RR with Varying p In Fig. 11, we assume k=10 and measure the RR of our multi-part private blocking approach with the change of p. As Fig. 11 shows, RR reduces with the change of p.

PC with Varying p In Fig. 12, we assume k=10 and measure the PC of our multi-part private blocking approach with the change of p. As Fig. 12 shows, PC always keeps 1 with the change of p.
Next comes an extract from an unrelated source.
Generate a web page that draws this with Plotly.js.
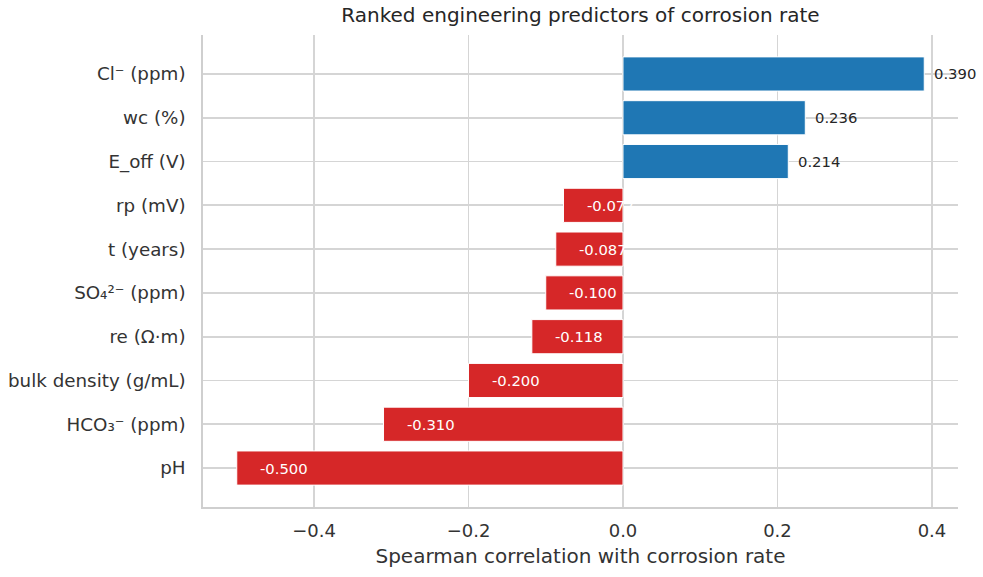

Blocking Time with Varying p In Fig. 13, we assume k = 10 and measure the blocking time of our multi-part private blocking approach with the change of p. We also evaluate the blocking time of improved algorithm which uses the multi-thread concurrent mechanism. As Fig. 13 shows, the improved algorithm reduces the time effectively. Hence, we conclude that our approach performs better in accuracy and privacy with a little loss of efficiency.

7 Conclusion

We present a novel scalable private blocking technique which is more accurate and secure than previous approaches. Dynamic k-anonymity blocking guarantees that each block has at least k records and meanwhile generates more accurate RVs with varying k. We also propose a novel similarity measure method which combines with Paillier cryptosystem and guarantees absolute security without revealing any information. We extend this effective measure method to multiple parties which can avoid collusion. As experiments show, our approach exhibits high performance both in accuracy and security with a little loss of blocking time.